Holding — Per Curiam
- The United States Supreme Court held that Utah could levy and collect the sales tax, reversing the Utah Supreme Court, because passage of title and delivery to the purchaser took place in Utah.
Rule
- A state may levy and collect a sales tax on a sale where title passes and delivery occurs within the state, even when the goods are destined for interstate shipment.
Reasoning
- The Court explained that the critical facts were that title passed and delivery occurred within Utah, which meant the sale occurred in Utah for tax purposes.
- It relied on the principle announced in International Harvester that a state may impose a sales tax in such circumstances, and it emphasized that the tax burden derived from the sale price of goods produced in the state and delivered domestically before interstate movement.
- The decision focused on the in-state occurrence of title passage and delivery as the controlling factor for taxation, rather than the foreseeability or structure of the subsequent interstate shipment.
- The Court did not view the arrangement for interstate shipment as immunizing the sale from taxation and reaffirmed that the state’s tax authority could reach these transactions consistent with the Commerce Clause.
Deep Dive: How the Court Reached Its Decision
Commerce Clause Considerations
The U.S. Supreme Court considered whether the Commerce Clause of the U.S. Constitution prohibited the state of Utah from imposing a sales tax on transactions involving goods manufactured in Utah but destined for out-of-state locations. The Commerce Clause grants Congress the power to regulate interstate commerce and limits states from enacting laws that unduly burden or discriminate against interstate commerce. In this case, the court focused on the specific point in the transaction where legal title to the goods and physical delivery occurred, as these factors determine the taxable event within a state's jurisdiction. Despite the goods being manufactured for out-of-state jobs, the court reasoned that the passage of title and delivery in Utah made the transaction subject to Utah's sales tax, without violating the Commerce Clause. The court found that the certainty of interstate shipment did not exempt the transaction from state taxation because the taxable event, the passage of title and delivery, occurred entirely within Utah's jurisdiction.
Precedent Case Reference
The court relied on the precedent established in International Harvester Co. v. Department of Treasury, which involved a similar issue of state sales tax imposition on goods destined for out-of-state delivery. In International Harvester, the U.S. Supreme Court held that a state could levy a sales tax when the passage of title and delivery to the purchaser took place within the state, even if the goods were intended for interstate shipment. This precedent provided a clear basis for the court's reasoning in the present case, as it established that the location of title passage and delivery within the state is the critical factor for determining the applicability of state sales tax. By applying the principles from International Harvester, the court affirmed that the taxable event occurred in Utah, thereby justifying the state's imposition of a sales tax on the transaction.
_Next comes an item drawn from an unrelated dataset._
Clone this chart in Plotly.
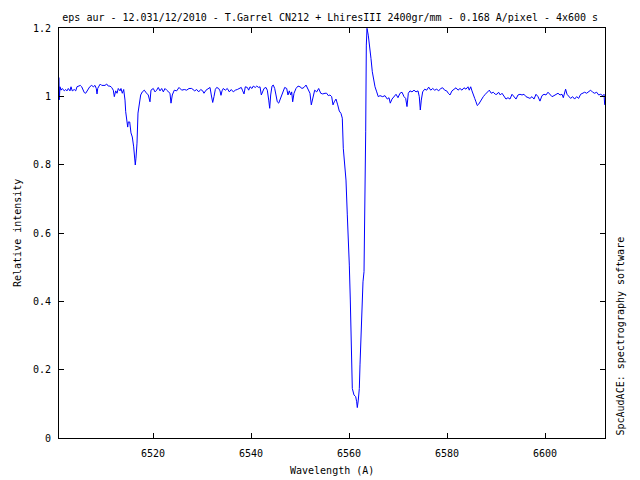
import plotly.graph_objects as go

# Spectrum, split into wavelength segments (Angstrom, relative intensity)
wl_a = [6500.80, 6500.86, 6501.00, 6501.21, 6501.47, 6501.88, 6502.17, 6502.43, 6502.70, 6503.04,
        6503.25, 6503.51, 6503.92, 6504.21, 6504.47, 6504.74, 6505.15, 6505.43, 6505.70, 6505.96,
        6506.25, 6506.51, 6506.78, 6507.07, 6507.47, 6507.80, 6508.15, 6508.41, 6508.56, 6508.70,
        6508.96, 6509.23, 6509.51, 6510.19, 6510.53, 6510.86, 6511.21, 6511.55, 6511.88, 6512.09,
        6512.37, 6512.64, 6512.90, 6513.25, 6513.45, 6513.72, 6514.00, 6514.27, 6514.41, 6514.62,
        6514.82, 6514.94, 6515.23, 6515.49, 6515.76, 6516.04, 6516.25, 6516.37, 6516.51, 6516.72,
        6516.92, 6517.19, 6517.47, 6517.80, 6518.21, 6518.62, 6519.02, 6519.37, 6519.57, 6520.04,
        6520.39, 6520.74, 6521.06, 6521.41, 6521.76, 6522.09, 6522.43, 6522.78, 6523.11, 6523.45,
        6523.66, 6523.92, 6524.33, 6524.82, 6525.29, 6525.84, 6526.37, 6526.86, 6527.33, 6527.88]
int_a = [1.055, 0.990, 1.028, 1.018, 1.023, 1.016, 1.020, 1.016, 1.023, 1.016,
         1.028, 1.016, 1.020, 1.016, 1.028, 1.030, 1.032, 1.028, 1.016, 1.011,
         1.009, 1.016, 1.023, 1.028, 1.032, 1.028, 1.032, 1.023, 1.007, 1.023,
         1.030, 1.036, 1.032, 1.032, 1.036, 1.030, 1.030, 1.026, 1.018, 0.999,
         1.016, 1.009, 1.023, 1.016, 1.023, 1.009, 1.020, 0.989, 0.955, 0.919,
         0.910, 0.925, 0.925, 0.893, 0.881, 0.852, 0.819, 0.799, 0.819, 0.863,
         0.951, 0.983, 1.004, 1.013, 1.018, 1.010, 1.004, 0.984, 1.018, 1.023,
         1.013, 1.018, 1.026, 1.016, 1.023, 1.013, 1.023, 1.018, 1.013, 1.009,
         0.980, 1.004, 1.018, 1.016, 1.026, 1.018, 1.020, 1.018, 1.023, 1.023]

wl_b = [6528.49, 6528.90, 6529.31, 6529.72, 6530.13, 6530.39, 6530.80, 6531.21, 6531.62, 6531.88,
        6532.17, 6532.43, 6532.70, 6532.98, 6533.39, 6533.66, 6533.86, 6534.07, 6534.33, 6534.74,
        6535.15, 6535.56, 6535.96, 6536.37, 6536.78, 6537.19, 6537.60, 6538.00, 6538.29, 6538.56,
        6538.82, 6539.23, 6539.51, 6539.78, 6540.19, 6540.45, 6540.86, 6541.15, 6541.55, 6541.82,
        6542.09, 6542.37, 6542.64, 6543.04, 6543.31, 6543.60, 6543.80, 6544.00, 6544.27, 6544.53,
        6544.82, 6545.08, 6545.35, 6545.64, 6546.04, 6546.45, 6546.86, 6547.27, 6547.53, 6547.80,
        6548.09, 6548.29, 6548.49, 6548.76, 6549.17, 6549.58, 6549.98, 6550.39, 6550.80, 6551.21,
        6551.62, 6552.02, 6552.29, 6552.58, 6552.98, 6553.39, 6553.80, 6554.21, 6554.62, 6555.09]
int_b = [1.016, 1.020, 1.013, 1.020, 1.016, 1.009, 1.018, 1.023, 1.026, 1.004,
         0.982, 0.999, 1.020, 1.026, 1.023, 1.016, 1.003, 1.016, 1.023, 1.018,
         1.023, 1.013, 1.020, 1.013, 1.018, 1.020, 1.023, 1.026, 1.016, 1.007,
         1.028, 1.026, 1.018, 1.028, 1.023, 1.030, 1.026, 1.030, 1.026, 1.028,
         1.004, 1.016, 1.023, 1.026, 1.018, 0.989, 0.965, 1.004, 1.030, 1.033,
         1.023, 1.004, 0.984, 0.980, 0.994, 1.013, 1.026, 1.023, 1.004, 1.016,
         1.004, 1.013, 0.984, 1.009, 1.023, 1.030, 1.028, 1.023, 1.026, 1.033,
         1.023, 1.009, 0.975, 0.994, 1.018, 1.013, 1.023, 1.009, 1.007, 1.009]

wl_c = [6555.43, 6555.76, 6556.10, 6556.45, 6556.72, 6556.98, 6557.33, 6557.68, 6558.00, 6558.35,
        6558.62, 6558.82, 6559.17, 6559.37, 6559.64, 6559.84, 6560.05, 6560.25, 6560.46, 6560.66,
        6561.00, 6561.35, 6561.55, 6561.68, 6561.88, 6562.09, 6562.23, 6562.43, 6562.64, 6562.84,
        6563.05, 6563.25, 6563.39, 6563.52, 6563.66, 6563.92, 6564.21, 6564.47, 6564.74, 6565.02,
        6565.29, 6565.64, 6565.96, 6566.31]
int_c = [1.009, 1.002, 1.004, 0.999, 0.975, 0.984, 0.992, 0.975, 0.957, 0.950,
         0.936, 0.848, 0.799, 0.755, 0.653, 0.589, 0.506, 0.404, 0.296, 0.145,
         0.126, 0.121, 0.106, 0.089, 0.111, 0.145, 0.214, 0.296, 0.370, 0.457,
         0.487, 0.662, 0.896, 1.150, 1.199, 1.179, 1.150, 1.111, 1.072, 1.048,
         1.028, 1.013, 0.999, 1.002]

wl_d = [6566.86, 6567.33, 6567.80, 6568.15, 6568.41, 6568.76, 6569.17, 6569.58, 6569.98, 6570.39,
        6570.80, 6571.21, 6571.55, 6571.82, 6572.09, 6572.43, 6572.84, 6573.25, 6573.66, 6574.07,
        6574.33, 6574.54, 6574.74, 6575.02, 6575.43, 6575.84, 6576.25, 6576.66, 6577.07, 6577.47,
        6577.88, 6578.29, 6578.70, 6579.11, 6579.51, 6579.92, 6580.25, 6580.60, 6581.00, 6581.41,
        6581.82, 6582.23, 6582.64, 6583.04, 6583.45, 6583.86, 6584.27, 6584.53, 6584.82, 6585.08,
        6585.35, 6585.64, 6585.90, 6586.17, 6586.45, 6586.72, 6587.07, 6587.39, 6587.80, 6588.21,
        6588.62, 6589.02, 6589.43, 6589.84]
int_d = [0.999, 1.002, 0.992, 0.996, 0.980, 0.992, 0.999, 1.006, 0.996, 1.009,
         1.012, 0.999, 0.994, 0.970, 1.009, 1.016, 1.013, 1.018, 1.013, 1.016,
         0.999, 0.960, 0.989, 1.013, 1.021, 1.018, 1.027, 1.018, 1.023, 1.018,
         1.021, 1.016, 1.023, 1.025, 1.018, 1.016, 1.009, 1.004, 1.016, 1.021,
         1.025, 1.018, 1.023, 1.018, 1.025, 1.021, 1.028, 1.018, 1.028, 1.016,
         1.002, 0.994, 0.984, 0.973, 0.977, 0.984, 0.992, 0.999, 1.006, 1.013,
         1.018, 1.009, 1.012, 1.006]

wl_e = [6590.17, 6590.51, 6590.86, 6591.21, 6591.62, 6592.02, 6592.43, 6592.84, 6593.25, 6593.66,
        6594.07, 6594.47, 6594.88, 6595.29, 6595.70, 6596.11, 6596.51, 6596.92, 6597.33, 6597.74,
        6598.15, 6598.56, 6598.96, 6599.37, 6599.78, 6600.19, 6600.60, 6601.01, 6601.42, 6601.82,
        6602.23, 6602.64, 6603.05, 6603.46, 6603.72, 6603.99, 6604.19, 6604.48, 6604.81, 6605.21,
        6605.62, 6606.03, 6606.44, 6606.85, 6607.26, 6607.67, 6608.08, 6608.48, 6608.89, 6609.30,
        6609.71, 6610.12, 6610.53, 6610.94, 6611.35, 6611.76, 6612.04, 6612.16]
int_e = [1.006, 1.012, 1.004, 1.009, 0.999, 0.992, 0.996, 0.992, 1.006, 0.999,
         0.992, 1.004, 1.006, 1.004, 1.006, 0.999, 0.996, 0.994, 0.999, 0.992,
         1.006, 0.999, 0.986, 1.002, 1.006, 1.004, 1.012, 1.006, 0.999, 1.002,
         1.006, 1.009, 1.004, 1.006, 0.996, 1.016, 1.021, 1.006, 0.999, 0.994,
         0.999, 0.992, 0.999, 0.994, 1.006, 1.009, 1.012, 1.009, 1.013, 1.018,
         1.012, 1.009, 1.012, 1.004, 1.006, 1.002, 1.006, 0.975]

x_ticks = [6520, 6540, 6560, 6580, 6600]
y_ticks = [0, 0.2, 0.4, 0.6, 0.8, 1, 1.2]
y_tick_labels = ["0", "0.2", "0.4", "0.6", "0.8", "1", "1.2"]

title_text = "eps aur - 12.031/12/2010 - T.Garrel CN212 + LhiresIII 2400gr/mm - 0.168 A/pixel - 4x600 s"

wavelength = wl_a + wl_b + wl_c + wl_d + wl_e
intensity = int_a + int_b + int_c + int_d + int_e

FONT = "DejaVu Sans Mono"

fig = go.Figure()
fig.add_trace(go.Scatter(x=wavelength, y=intensity, mode="lines",
                         line=dict(color="#0000ff", width=1), showlegend=False,
                         hoverinfo="skip"))

axis_common = dict(showline=True, linecolor="black", linewidth=1, mirror="ticks",
                   ticks="inside", ticklen=5, tickcolor="black", tickwidth=1,
                   showgrid=False, zeroline=False,
                   tickfont=dict(family=FONT, size=10, color="black"))

fig.update_xaxes(range=[6500.8, 6612.23], tickvals=x_ticks, ticklabelstandoff=6, **axis_common)
fig.update_yaxes(range=[0, 1.2], tickvals=y_ticks, ticktext=y_tick_labels, ticklabelstandoff=5,
                 **axis_common)

fig.update_layout(
    width=640, height=480,
    margin=dict(l=59, r=35, t=28, b=42, pad=0),
    paper_bgcolor="white", plot_bgcolor="white",
    font=dict(family=FONT, size=10, color="black"),
    title=dict(text=title_text, x=0.516, xref="container", xanchor="center",
               y=1 - 17 / 480, yref="container", yanchor="middle",
               font=dict(family=FONT, size=10, color="black")),
    annotations=[
        dict(text="Wavelength (A)", xref="paper", yref="paper", x=0.5, y=-32 / 410,
             xanchor="center", yanchor="middle", showarrow=False,
             font=dict(family=FONT, size=10, color="black")),
        dict(text="Relative intensity", xref="paper", yref="paper", x=-42 / 546, y=0.5,
             xanchor="center", yanchor="middle", textangle=-90, showarrow=False,
             font=dict(family=FONT, size=10, color="black")),
        dict(text="SpcAudACE: spectrography software", xref="paper", yref="paper",
             x=1 + 15 / 546, y=0.0, xanchor="center", yanchor="bottom", textangle=-90,
             showarrow=False, font=dict(family=FONT, size=10, color="black")),
    ],
)

fig.write_html("out.html", config={"displayModeBar": False},
               post_script="document.body.style.margin='0px';document.body.style.padding='0px';")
Jurisdictional Basis for Taxation
The court emphasized the importance of jurisdictional basis in determining the applicability of state sales taxes. In this case, the court identified the passage of title and the delivery of goods as the key elements that established the jurisdictional basis for Utah to impose a sales tax. Since both title and delivery occurred within Utah, the state had the authority to tax the transaction. The court noted that the out-of-state destination of the goods did not negate the jurisdictional basis for taxation, as the taxable event arose entirely within Utah. This approach underscores the principle that states may tax transactions when the legal incident of taxation, such as title passage and delivery, takes place within their borders, regardless of the ultimate destination of the goods.
Contractual Terms and Tax Implications
The court considered the contractual terms between Pacific Pipe Co. and its purchasers, particularly the inclusion of a destination price and freight charges in the contracts. Although these terms indicated an intention for out-of-state delivery, the court found that they did not alter the fact that the taxable event—passage of title and delivery—occurred in Utah. The court observed that the purchaser's responsibility for transporting the goods to their final destination, and the crediting of freight charges, did not affect the point at which title passed and delivery was made. Consequently, the contractual terms, while relevant to the transaction, did not exempt it from Utah's sales tax, as the critical elements for taxation occurred within the state's jurisdiction.
Conclusion of the Court
The U.S. Supreme Court concluded that Utah was within its rights to impose a sales tax on the transactions in question, as the passage of title and delivery to the purchaser took place within the state. The court reversed the decision of the Supreme Court of Utah, which had previously ruled the tax unconstitutional under the Commerce Clause. By focusing on the location of the taxable event, the court reinforced the principle that states may levy sales taxes on transactions occurring within their jurisdiction, even if the goods are destined for interstate shipment. This decision upheld the state's authority to tax economic activities that are completed within its borders, thereby maintaining a clear distinction between intrastate and interstate commerce for tax purposes.